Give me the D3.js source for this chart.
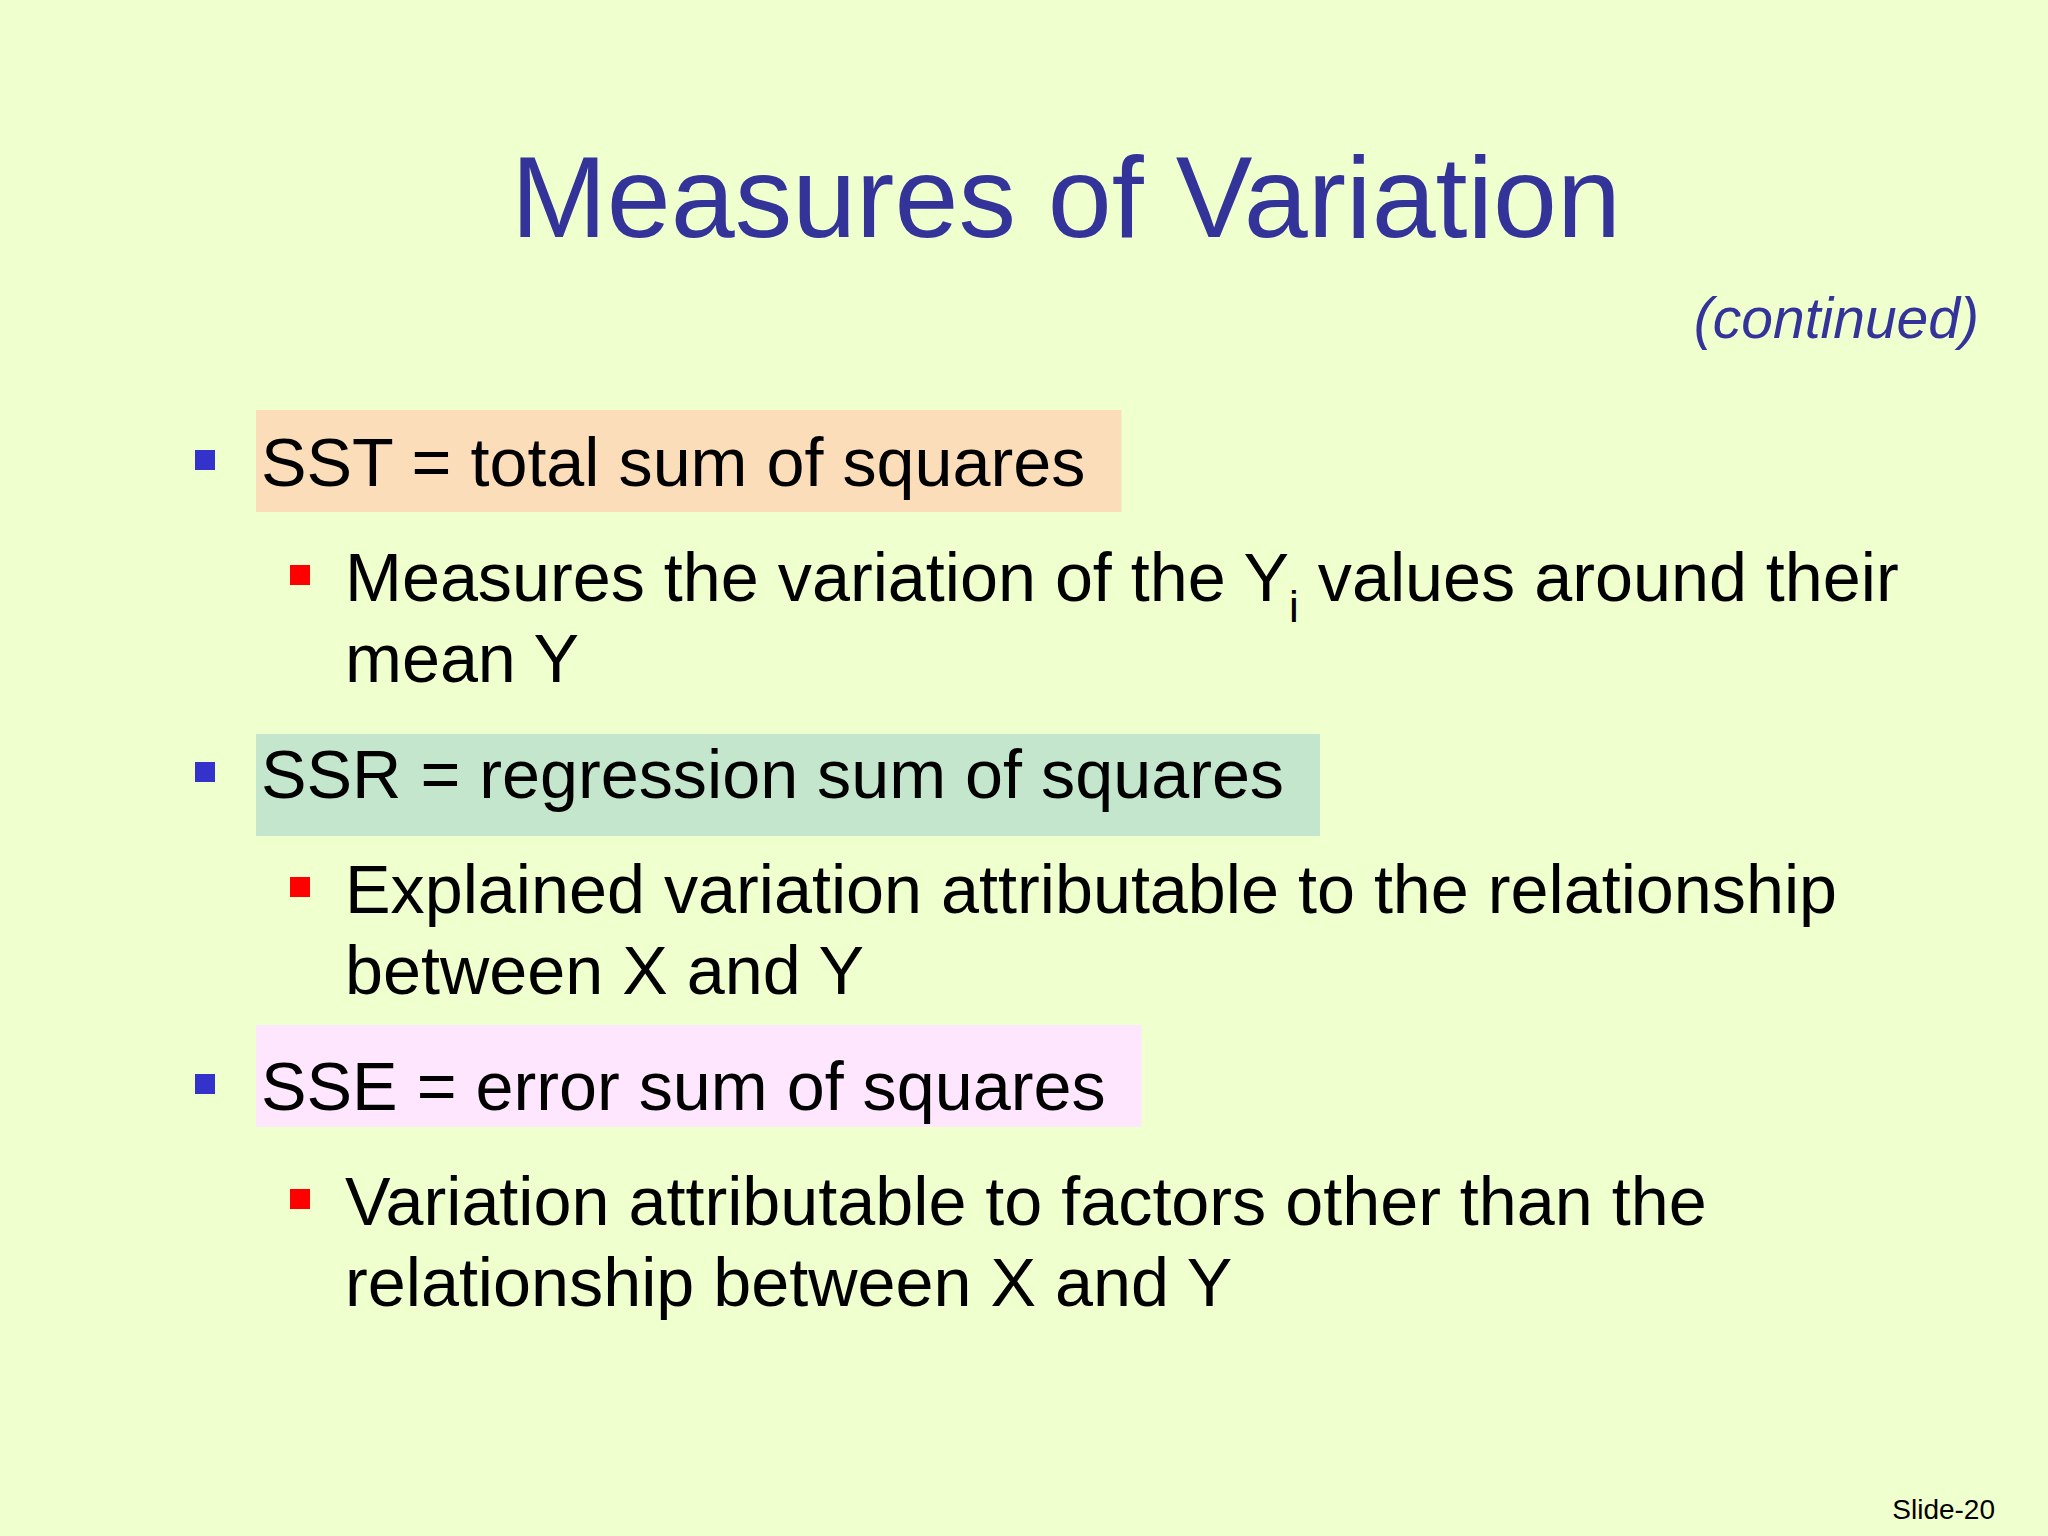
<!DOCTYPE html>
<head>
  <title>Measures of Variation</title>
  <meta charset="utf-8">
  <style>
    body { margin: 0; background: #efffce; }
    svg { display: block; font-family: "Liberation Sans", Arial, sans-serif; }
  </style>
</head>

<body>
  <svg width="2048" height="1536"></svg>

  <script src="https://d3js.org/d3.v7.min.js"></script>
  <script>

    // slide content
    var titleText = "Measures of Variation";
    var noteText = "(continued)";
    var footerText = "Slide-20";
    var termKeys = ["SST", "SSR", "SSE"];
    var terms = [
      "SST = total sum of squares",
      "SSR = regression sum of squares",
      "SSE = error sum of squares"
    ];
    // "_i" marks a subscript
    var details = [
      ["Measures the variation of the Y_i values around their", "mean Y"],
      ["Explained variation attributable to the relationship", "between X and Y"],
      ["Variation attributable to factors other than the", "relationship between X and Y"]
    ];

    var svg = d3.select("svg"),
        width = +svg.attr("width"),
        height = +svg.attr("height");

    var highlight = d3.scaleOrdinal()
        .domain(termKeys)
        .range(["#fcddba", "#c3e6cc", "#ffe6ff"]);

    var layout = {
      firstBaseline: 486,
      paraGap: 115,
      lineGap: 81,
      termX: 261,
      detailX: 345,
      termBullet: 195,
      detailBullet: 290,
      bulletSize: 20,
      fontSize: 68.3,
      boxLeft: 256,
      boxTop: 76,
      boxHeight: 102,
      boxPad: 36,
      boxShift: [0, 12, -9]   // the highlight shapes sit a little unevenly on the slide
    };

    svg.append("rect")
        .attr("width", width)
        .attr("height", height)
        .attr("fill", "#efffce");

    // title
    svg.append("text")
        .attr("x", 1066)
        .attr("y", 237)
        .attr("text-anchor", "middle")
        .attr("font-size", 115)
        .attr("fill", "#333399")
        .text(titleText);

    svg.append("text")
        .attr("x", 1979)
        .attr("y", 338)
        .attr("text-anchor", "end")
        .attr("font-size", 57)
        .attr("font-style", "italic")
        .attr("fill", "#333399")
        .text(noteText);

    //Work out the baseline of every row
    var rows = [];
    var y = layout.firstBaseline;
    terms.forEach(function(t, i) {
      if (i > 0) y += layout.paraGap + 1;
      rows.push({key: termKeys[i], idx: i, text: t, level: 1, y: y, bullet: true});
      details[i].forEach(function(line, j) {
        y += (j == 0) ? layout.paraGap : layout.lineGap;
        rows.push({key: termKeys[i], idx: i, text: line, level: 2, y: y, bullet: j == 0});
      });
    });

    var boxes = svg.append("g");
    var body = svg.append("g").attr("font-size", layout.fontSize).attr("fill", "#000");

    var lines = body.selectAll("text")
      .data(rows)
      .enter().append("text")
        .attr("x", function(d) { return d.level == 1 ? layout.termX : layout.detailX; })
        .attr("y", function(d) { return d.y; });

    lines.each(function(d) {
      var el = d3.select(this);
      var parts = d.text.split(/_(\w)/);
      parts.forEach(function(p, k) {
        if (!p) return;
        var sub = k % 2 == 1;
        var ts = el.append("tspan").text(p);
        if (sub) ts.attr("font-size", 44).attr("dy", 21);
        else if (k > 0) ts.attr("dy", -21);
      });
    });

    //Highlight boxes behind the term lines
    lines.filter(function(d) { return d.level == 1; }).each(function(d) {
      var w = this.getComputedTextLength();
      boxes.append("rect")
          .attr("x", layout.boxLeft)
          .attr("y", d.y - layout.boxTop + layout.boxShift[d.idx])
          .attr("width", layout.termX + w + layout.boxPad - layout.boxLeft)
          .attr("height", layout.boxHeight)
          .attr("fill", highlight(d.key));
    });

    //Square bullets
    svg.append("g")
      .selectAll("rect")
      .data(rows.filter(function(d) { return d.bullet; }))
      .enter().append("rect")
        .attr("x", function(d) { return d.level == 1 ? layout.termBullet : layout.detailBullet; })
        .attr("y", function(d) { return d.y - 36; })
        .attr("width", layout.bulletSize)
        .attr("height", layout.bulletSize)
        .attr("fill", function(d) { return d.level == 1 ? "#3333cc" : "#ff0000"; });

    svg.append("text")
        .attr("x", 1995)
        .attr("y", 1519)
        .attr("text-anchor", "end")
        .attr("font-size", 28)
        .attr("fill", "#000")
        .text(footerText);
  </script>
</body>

■ ■ ■ ■ ■ ■ ■

- Work instructions -
Your task is an exact transcription of all the data, minus the pictures.

- Exercise response -
Give me the D3.js source for this chart.
<!DOCTYPE html>
<head>
  <title>Measures of Variation</title>
  <meta charset="utf-8">
  <style>
    body { margin: 0; background: #efffce; }
    svg { display: block; font-family: "Liberation Sans", Arial, sans-serif; }
  </style>
</head>

<body>
  <svg width="2048" height="1536"></svg>

  <script src="https://d3js.org/d3.v7.min.js"></script>
  <script>

    // slide content
    var titleText = "Measures of Variation";
    var noteText = "(continued)";
    var footerText = "Slide-20";
    var termKeys = ["SST", "SSR", "SSE"];
    var terms = [
      "SST = total sum of squares",
      "SSR = regression sum of squares",
      "SSE = error sum of squares"
    ];
    // "_i" marks a subscript
    var details = [
      ["Measures the variation of the Y_i values around their", "mean Y"],
      ["Explained variation attributable to the relationship", "between X and Y"],
      ["Variation attributable to factors other than the", "relationship between X and Y"]
    ];

    var svg = d3.select("svg"),
        width = +svg.attr("width"),
        height = +svg.attr("height");

    var highlight = d3.scaleOrdinal()
        .domain(termKeys)
        .range(["#fcddba", "#c3e6cc", "#ffe6ff"]);

    var layout = {
      firstBaseline: 486,
      paraGap: 115,
      lineGap: 81,
      termX: 261,
      detailX: 345,
      termBullet: 195,
      detailBullet: 290,
      bulletSize: 20,
      fontSize: 68.3,
      boxLeft: 256,
      boxTop: 76,
      boxHeight: 102,
      boxPad: 36,
      boxShift: [0, 12, -9]   // the highlight shapes sit a little unevenly on the slide
    };

    svg.append("rect")
        .attr("width", width)
        .attr("height", height)
        .attr("fill", "#efffce");

    // title
    svg.append("text")
        .attr("x", 1066)
        .attr("y", 237)
        .attr("text-anchor", "middle")
        .attr("font-size", 115)
        .attr("fill", "#333399")
        .text(titleText);

    svg.append("text")
        .attr("x", 1979)
        .attr("y", 338)
        .attr("text-anchor", "end")
        .attr("font-size", 57)
        .attr("font-style", "italic")
        .attr("fill", "#333399")
        .text(noteText);

    //Work out the baseline of every row
    var rows = [];
    var y = layout.firstBaseline;
    terms.forEach(function(t, i) {
      if (i > 0) y += layout.paraGap + 1;
      rows.push({key: termKeys[i], idx: i, text: t, level: 1, y: y, bullet: true});
      details[i].forEach(function(line, j) {
        y += (j == 0) ? layout.paraGap : layout.lineGap;
        rows.push({key: termKeys[i], idx: i, text: line, level: 2, y: y, bullet: j == 0});
      });
    });

    var boxes = svg.append("g");
    var body = svg.append("g").attr("font-size", layout.fontSize).attr("fill", "#000");

    var lines = body.selectAll("text")
      .data(rows)
      .enter().append("text")
        .attr("x", function(d) { return d.level == 1 ? layout.termX : layout.detailX; })
        .attr("y", function(d) { return d.y; });

    lines.each(function(d) {
      var el = d3.select(this);
      var parts = d.text.split(/_(\w)/);
      parts.forEach(function(p, k) {
        if (!p) return;
        var sub = k % 2 == 1;
        var ts = el.append("tspan").text(p);
        if (sub) ts.attr("font-size", 44).attr("dy", 21);
        else if (k > 0) ts.attr("dy", -21);
      });
    });

    //Highlight boxes behind the term lines
    lines.filter(function(d) { return d.level == 1; }).each(function(d) {
      var w = this.getComputedTextLength();
      boxes.append("rect")
          .attr("x", layout.boxLeft)
          .attr("y", d.y - layout.boxTop + layout.boxShift[d.idx])
          .attr("width", layout.termX + w + layout.boxPad - layout.boxLeft)
          .attr("height", layout.boxHeight)
          .attr("fill", highlight(d.key));
    });

    //Square bullets
    svg.append("g")
      .selectAll("rect")
      .data(rows.filter(function(d) { return d.bullet; }))
      .enter().append("rect")
        .attr("x", function(d) { return d.level == 1 ? layout.termBullet : layout.detailBullet; })
        .attr("y", function(d) { return d.y - 36; })
        .attr("width", layout.bulletSize)
        .attr("height", layout.bulletSize)
        .attr("fill", function(d) { return d.level == 1 ? "#3333cc" : "#ff0000"; });

    svg.append("text")
        .attr("x", 1995)
        .attr("y", 1519)
        .attr("text-anchor", "end")
        .attr("font-size", 28)
        .attr("fill", "#000")
        .text(footerText);
  </script>
</body>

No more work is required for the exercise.